A spot Ether ETF is a type of exchange-traded fund that directly holds Ether, providing investors with a straightforward way to invest in the cryptocurrency. Unlike futures-based ETFs, which derive their value from contracts speculating on future prices, spot ETFs track the real-time price of Ether by holding the actual cryptocurrency in their reserves. This structure simplifies the investment process, making it accessible to those who are more comfortable with traditional financial instruments.

Advantages of Spot Ether ETFs

Convenient Exposure: Spot Ether ETFs lower the barrier to entry for traditional finance traders and investors. By eliminating the need for direct interaction with cryptocurrency exchanges and wallets, these ETFs make it easier to gain exposure to Ether's price movements.

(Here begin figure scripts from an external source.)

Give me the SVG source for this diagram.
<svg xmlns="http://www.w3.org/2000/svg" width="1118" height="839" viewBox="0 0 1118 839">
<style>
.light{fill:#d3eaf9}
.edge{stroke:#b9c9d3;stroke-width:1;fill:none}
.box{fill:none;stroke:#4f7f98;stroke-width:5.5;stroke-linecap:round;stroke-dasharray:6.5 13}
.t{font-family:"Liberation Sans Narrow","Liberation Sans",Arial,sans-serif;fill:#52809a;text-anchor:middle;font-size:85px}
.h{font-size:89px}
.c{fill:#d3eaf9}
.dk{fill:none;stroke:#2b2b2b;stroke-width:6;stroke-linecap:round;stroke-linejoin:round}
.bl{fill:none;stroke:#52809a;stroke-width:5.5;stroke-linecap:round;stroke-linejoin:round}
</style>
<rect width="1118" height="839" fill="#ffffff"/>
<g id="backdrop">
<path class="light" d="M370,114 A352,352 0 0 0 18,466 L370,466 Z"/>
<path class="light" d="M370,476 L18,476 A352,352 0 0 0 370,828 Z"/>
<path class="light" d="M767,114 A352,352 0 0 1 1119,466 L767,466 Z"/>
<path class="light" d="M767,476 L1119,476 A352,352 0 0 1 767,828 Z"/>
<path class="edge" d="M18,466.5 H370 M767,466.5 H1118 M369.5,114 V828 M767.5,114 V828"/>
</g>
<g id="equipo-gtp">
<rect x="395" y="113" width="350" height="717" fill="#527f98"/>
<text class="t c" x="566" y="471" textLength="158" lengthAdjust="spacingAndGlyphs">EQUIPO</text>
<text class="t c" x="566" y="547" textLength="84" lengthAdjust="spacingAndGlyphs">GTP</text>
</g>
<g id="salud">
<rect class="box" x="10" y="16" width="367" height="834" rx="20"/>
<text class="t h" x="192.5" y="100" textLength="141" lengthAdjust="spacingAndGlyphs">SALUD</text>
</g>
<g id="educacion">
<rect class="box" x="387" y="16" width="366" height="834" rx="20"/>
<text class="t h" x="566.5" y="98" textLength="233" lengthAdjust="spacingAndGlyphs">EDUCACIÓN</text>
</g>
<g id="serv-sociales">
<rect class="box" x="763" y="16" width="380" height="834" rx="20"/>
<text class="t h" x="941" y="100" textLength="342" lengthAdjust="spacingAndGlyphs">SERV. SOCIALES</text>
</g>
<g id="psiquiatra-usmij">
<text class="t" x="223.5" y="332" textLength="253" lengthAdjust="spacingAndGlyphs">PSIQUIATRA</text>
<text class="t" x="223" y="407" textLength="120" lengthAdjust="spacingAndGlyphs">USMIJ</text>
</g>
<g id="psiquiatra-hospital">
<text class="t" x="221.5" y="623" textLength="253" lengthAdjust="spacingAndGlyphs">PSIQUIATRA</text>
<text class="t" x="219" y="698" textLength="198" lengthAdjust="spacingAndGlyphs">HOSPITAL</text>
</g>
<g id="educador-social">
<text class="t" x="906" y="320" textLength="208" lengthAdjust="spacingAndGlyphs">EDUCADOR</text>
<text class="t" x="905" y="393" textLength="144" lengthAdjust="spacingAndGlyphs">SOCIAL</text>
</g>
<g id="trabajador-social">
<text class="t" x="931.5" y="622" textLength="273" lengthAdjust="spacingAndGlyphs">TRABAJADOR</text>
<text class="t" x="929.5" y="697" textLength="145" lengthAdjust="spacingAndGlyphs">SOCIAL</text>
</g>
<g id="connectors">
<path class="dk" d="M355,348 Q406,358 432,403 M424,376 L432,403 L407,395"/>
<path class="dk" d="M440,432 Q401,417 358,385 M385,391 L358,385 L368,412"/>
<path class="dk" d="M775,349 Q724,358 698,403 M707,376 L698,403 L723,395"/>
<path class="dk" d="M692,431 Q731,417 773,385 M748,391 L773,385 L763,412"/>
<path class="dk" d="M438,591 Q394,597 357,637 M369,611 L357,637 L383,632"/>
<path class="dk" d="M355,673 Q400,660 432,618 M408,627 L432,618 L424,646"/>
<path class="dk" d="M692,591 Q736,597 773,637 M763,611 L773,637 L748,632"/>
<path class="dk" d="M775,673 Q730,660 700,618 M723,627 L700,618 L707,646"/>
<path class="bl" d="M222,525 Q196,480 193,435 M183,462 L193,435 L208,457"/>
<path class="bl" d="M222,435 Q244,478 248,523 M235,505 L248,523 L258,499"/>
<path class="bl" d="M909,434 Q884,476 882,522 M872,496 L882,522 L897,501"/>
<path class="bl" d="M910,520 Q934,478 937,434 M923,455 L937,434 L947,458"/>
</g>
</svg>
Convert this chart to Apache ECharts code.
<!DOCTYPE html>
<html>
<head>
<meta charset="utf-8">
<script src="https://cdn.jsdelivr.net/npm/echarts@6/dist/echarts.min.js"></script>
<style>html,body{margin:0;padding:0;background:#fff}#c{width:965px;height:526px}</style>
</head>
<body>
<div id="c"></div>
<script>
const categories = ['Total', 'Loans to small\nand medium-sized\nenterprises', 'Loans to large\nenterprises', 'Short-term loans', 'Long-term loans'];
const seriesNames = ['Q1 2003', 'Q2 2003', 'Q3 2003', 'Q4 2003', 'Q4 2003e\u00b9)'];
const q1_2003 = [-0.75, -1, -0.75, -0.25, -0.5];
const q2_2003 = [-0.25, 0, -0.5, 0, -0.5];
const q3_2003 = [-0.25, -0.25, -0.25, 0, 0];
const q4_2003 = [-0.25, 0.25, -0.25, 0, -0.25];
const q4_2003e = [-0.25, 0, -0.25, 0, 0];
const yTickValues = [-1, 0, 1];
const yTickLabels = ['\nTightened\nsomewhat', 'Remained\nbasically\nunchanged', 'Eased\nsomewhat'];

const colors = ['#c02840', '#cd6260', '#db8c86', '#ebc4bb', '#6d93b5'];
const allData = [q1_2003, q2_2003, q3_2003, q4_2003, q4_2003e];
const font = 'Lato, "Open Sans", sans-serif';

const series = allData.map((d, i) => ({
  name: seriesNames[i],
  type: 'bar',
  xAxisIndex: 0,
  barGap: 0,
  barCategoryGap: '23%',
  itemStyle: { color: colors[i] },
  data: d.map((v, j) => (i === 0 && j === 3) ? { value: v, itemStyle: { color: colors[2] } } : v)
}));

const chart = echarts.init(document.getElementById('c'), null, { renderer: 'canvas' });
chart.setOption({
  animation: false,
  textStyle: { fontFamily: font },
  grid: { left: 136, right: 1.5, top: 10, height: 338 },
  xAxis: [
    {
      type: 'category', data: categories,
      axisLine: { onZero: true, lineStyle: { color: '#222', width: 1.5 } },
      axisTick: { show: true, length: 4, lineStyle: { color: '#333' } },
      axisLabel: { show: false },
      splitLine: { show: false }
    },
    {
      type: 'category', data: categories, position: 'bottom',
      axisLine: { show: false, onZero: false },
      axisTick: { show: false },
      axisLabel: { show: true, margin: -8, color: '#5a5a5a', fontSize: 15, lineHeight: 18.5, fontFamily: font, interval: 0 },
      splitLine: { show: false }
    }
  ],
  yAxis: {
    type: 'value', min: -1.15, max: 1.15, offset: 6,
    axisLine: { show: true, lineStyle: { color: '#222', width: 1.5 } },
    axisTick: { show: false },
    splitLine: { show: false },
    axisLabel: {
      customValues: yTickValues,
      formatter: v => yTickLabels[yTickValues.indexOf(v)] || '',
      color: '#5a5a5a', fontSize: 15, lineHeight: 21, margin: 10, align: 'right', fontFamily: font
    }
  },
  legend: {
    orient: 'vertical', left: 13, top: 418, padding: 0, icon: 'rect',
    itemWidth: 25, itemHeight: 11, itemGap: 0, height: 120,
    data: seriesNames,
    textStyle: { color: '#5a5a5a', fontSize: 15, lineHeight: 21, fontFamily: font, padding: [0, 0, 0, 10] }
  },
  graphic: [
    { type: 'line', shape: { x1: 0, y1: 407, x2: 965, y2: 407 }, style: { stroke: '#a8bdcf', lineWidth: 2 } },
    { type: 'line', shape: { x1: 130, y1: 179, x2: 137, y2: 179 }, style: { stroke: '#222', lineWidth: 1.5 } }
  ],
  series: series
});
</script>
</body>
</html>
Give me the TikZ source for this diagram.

Regulated Investment: These ETFs provide a regulated way to invest in Ethereum, which can be appealing to institutional investors and those wary of the unregulated crypto markets. This regulatory oversight can help mitigate some of the risks associated with direct cryptocurrency investments.

Liquidity: ETFs are traded on stock exchanges, providing highly liquid markets. This means investors can easily buy and sell shares of ETFs throughout the trading day at market prices.

Risks and Considerations

While spot Ether ETFs offer several advantages, they are not without risks. One of the primary concerns is the inherent volatility of cryptocurrencies. According to a Morningstar analysis, Ether and Bitcoin are, on average, six and eight times more volatile than a traditional 60/40 equity and fixed-income portfolio. This volatility can lead to significant fluctuations in the value of your investment.

"These are funds that don't have significant track records. There's a lot of volatility, and people really need to get used to what these types of funds are doing in the marketplace," said Megan Gorman, a managing partner at Chequers Financial Management.

Expert Opinions on Investing in Spot Ether ETFs

Experts have mixed views on the viability of investing in spot Ether ETFs. Douglas Boneparth, CFP and founder of Bone Fide Wealth, notes that these ETFs provide a familiar way for investors to gain exposure to digital assets. "Most investors are accustomed to holding securities in their brokerage accounts, and they're unfamiliar with holding digital assets in digital wallets. By having a Bitcoin or Ethereum ETF, they can invest in these assets in a more familiar way," he said.

However, the potential for increased portfolio volatility is a significant concern. An analysis by Morningstar found that allocating just 5% or more of a portfolio to Ether or Bitcoin could increase volatility by more than 10% over a traditional 60/40 portfolio. Stephen Margaria, a manager research analyst at Morningstar, advises caution: "If investors want to further diversify their portfolio into crypto, at 1% or 2%, you're not looking at much of a change in the portfolio's risk profile, but it's really at 5% or over that investors should be aware of how that [risk] changes".

Regulatory Scrutiny and Future Prospects

The approval of spot Ether ETFs by the U.S. Securities and Exchange Commission (SEC) was a significant milestone, but it also brings increased regulatory scrutiny. The SEC has been cautious about approving cryptocurrency-based financial products due to concerns about market risks, custody issues, and potential conflicts of interest. The regulatory landscape is likely to evolve as these products gain traction, and investors should stay informed about any changes that could impact their investments.

Investing in spot Ether ETFs offers a regulated and convenient way to gain exposure to Ethereum, but it comes with significant risks. The high volatility of cryptocurrencies and the potential for increased portfolio risk are important factors to consider. As with any investment, it's crucial to conduct thorough research and consult with financial advisors to determine if spot Ether ETFs align with your investment goals and risk tolerance.